State how many lines of the listing below include the word "this". Give only the number.

>> start Material to process

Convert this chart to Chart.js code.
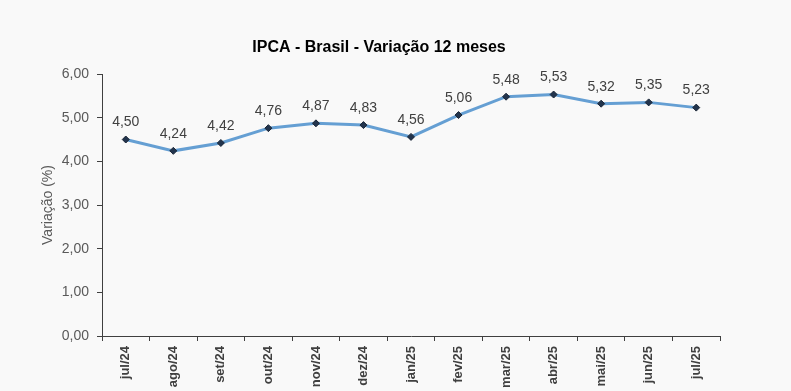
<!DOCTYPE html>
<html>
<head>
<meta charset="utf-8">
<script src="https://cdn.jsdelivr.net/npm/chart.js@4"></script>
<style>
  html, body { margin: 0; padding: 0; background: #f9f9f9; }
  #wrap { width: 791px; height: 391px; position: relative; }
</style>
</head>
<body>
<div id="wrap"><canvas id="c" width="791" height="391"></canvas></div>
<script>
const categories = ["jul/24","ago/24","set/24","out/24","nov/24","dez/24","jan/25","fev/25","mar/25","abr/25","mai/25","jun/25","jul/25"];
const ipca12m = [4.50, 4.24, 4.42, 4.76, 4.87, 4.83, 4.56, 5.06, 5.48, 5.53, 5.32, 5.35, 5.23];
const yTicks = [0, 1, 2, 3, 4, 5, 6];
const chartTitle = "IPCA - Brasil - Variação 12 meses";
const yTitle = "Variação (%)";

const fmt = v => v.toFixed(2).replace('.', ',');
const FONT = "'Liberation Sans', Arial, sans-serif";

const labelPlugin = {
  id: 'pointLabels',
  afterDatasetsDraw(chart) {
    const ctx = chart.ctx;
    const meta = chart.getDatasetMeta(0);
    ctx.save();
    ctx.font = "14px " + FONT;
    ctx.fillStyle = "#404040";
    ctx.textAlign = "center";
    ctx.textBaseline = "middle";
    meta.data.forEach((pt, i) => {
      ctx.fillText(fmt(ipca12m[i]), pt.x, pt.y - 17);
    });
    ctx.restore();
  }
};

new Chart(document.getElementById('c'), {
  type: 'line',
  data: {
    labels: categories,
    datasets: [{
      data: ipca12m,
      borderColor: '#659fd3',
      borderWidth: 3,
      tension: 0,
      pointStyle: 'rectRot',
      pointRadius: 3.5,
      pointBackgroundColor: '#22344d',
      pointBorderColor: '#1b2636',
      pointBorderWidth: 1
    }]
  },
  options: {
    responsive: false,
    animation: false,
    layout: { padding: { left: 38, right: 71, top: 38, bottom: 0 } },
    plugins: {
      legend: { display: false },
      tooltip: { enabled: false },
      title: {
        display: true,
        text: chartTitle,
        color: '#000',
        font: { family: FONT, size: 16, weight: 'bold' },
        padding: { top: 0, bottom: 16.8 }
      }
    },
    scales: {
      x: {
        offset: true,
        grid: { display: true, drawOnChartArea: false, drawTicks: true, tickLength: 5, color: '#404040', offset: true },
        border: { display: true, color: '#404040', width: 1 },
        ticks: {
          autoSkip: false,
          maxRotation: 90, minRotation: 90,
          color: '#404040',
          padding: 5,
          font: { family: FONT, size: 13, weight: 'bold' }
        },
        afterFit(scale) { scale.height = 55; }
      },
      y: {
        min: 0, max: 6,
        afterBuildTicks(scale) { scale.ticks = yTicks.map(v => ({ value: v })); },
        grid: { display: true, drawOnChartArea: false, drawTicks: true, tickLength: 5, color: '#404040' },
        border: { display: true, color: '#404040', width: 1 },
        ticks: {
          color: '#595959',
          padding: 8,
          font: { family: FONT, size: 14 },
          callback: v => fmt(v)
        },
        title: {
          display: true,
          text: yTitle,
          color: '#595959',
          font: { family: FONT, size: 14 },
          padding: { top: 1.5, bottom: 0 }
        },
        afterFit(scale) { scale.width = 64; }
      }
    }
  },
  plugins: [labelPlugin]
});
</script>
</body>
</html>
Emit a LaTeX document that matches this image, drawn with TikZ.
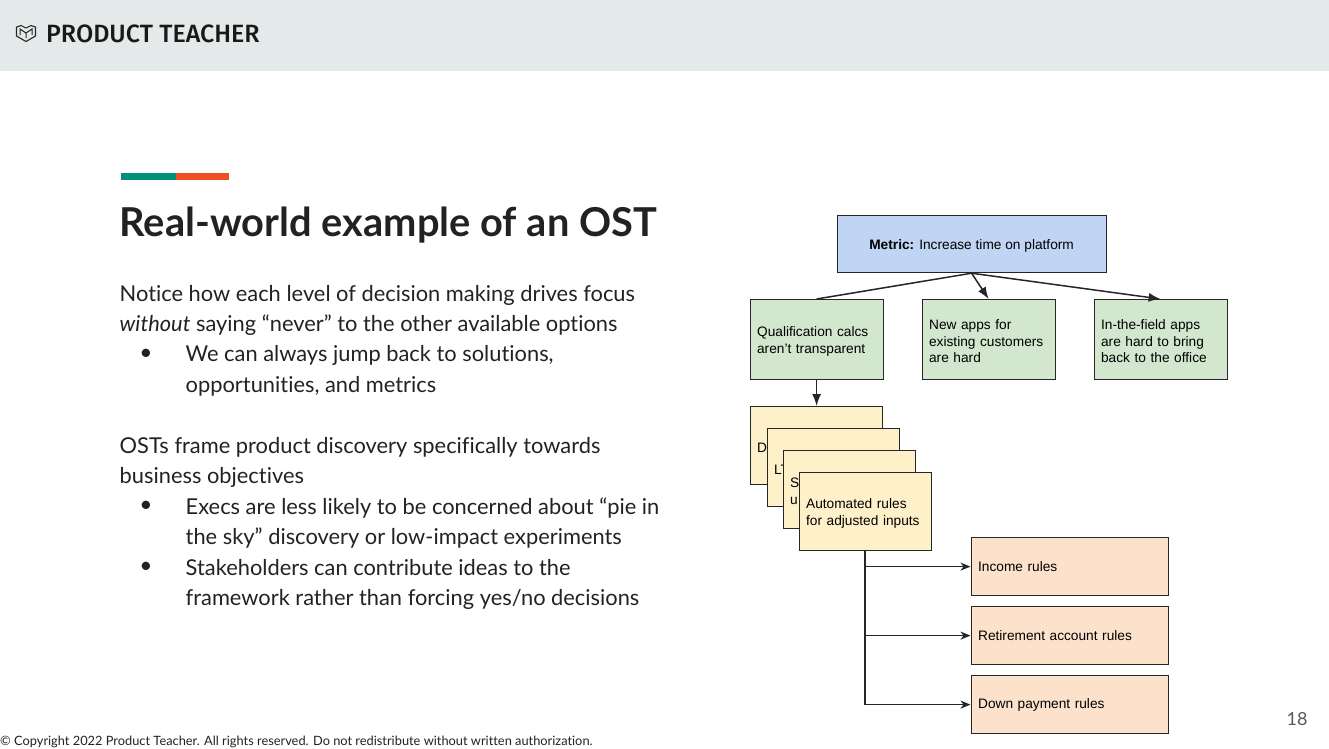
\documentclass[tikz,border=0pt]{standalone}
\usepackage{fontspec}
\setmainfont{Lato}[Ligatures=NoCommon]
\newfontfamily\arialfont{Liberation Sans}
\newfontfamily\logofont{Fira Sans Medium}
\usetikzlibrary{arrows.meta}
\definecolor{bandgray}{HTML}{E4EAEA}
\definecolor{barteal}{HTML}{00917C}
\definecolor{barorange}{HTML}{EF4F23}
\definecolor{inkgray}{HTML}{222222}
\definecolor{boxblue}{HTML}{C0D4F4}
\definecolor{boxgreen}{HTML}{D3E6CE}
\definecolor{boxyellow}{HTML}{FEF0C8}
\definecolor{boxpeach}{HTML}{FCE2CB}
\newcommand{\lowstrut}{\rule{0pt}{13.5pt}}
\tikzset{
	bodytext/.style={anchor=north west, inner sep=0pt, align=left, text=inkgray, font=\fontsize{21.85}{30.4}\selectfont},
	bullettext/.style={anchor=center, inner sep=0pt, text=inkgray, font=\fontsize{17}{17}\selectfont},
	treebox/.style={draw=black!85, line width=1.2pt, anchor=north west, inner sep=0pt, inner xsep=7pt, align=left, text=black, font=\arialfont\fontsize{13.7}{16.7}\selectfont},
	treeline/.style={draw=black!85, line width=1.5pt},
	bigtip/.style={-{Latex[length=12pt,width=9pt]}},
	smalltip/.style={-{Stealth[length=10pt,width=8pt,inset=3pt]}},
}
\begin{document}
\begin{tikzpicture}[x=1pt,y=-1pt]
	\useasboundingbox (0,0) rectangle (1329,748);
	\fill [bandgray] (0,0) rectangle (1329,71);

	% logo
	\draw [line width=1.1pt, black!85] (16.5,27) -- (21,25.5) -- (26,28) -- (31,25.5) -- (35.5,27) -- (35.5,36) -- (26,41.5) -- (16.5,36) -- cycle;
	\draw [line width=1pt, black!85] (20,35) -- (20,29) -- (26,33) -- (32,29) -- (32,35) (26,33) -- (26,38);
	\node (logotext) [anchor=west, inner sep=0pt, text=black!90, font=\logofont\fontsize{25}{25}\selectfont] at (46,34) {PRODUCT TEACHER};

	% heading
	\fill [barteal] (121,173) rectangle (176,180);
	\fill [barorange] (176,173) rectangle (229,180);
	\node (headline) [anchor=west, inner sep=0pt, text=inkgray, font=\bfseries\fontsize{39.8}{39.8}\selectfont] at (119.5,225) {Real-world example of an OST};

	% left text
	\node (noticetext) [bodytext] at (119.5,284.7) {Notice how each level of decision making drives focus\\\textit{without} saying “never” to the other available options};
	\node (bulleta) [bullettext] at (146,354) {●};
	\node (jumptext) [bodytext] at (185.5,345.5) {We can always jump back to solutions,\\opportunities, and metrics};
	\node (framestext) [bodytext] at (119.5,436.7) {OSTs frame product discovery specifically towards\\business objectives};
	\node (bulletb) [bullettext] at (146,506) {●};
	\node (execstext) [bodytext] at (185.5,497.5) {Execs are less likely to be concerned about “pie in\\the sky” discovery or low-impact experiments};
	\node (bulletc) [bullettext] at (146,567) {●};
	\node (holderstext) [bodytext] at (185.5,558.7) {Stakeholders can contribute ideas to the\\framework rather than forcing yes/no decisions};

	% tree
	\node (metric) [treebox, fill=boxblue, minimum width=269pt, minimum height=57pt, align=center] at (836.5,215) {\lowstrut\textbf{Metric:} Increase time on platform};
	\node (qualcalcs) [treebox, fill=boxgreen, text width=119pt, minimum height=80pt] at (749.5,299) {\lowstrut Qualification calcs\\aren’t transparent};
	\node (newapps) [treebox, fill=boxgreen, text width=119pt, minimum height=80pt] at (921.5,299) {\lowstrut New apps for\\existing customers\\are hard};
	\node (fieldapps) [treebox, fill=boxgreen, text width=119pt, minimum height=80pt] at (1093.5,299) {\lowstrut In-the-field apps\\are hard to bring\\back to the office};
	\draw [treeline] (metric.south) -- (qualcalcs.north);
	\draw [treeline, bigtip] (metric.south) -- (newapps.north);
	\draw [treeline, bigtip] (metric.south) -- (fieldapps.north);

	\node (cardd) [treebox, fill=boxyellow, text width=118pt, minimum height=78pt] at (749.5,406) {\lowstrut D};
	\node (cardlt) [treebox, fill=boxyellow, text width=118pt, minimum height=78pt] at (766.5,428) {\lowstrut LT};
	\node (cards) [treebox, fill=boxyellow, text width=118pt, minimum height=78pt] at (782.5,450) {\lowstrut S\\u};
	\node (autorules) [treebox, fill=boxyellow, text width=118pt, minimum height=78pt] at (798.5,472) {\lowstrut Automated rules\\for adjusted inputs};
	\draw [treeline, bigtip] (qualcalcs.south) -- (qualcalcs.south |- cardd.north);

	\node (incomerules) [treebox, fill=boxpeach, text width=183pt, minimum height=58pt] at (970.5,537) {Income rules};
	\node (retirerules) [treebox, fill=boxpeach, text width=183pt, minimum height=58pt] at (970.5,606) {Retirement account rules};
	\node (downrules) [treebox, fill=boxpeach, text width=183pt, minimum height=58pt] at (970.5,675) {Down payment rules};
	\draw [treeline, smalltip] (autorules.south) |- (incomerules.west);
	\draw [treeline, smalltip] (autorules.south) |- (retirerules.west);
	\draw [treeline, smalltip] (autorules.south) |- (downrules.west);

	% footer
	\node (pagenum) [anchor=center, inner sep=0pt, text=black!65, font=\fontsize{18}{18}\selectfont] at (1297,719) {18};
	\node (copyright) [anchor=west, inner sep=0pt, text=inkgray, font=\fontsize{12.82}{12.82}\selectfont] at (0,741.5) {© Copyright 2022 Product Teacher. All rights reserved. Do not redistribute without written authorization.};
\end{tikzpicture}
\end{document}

>> end Material to process

» **Exercise solution**
2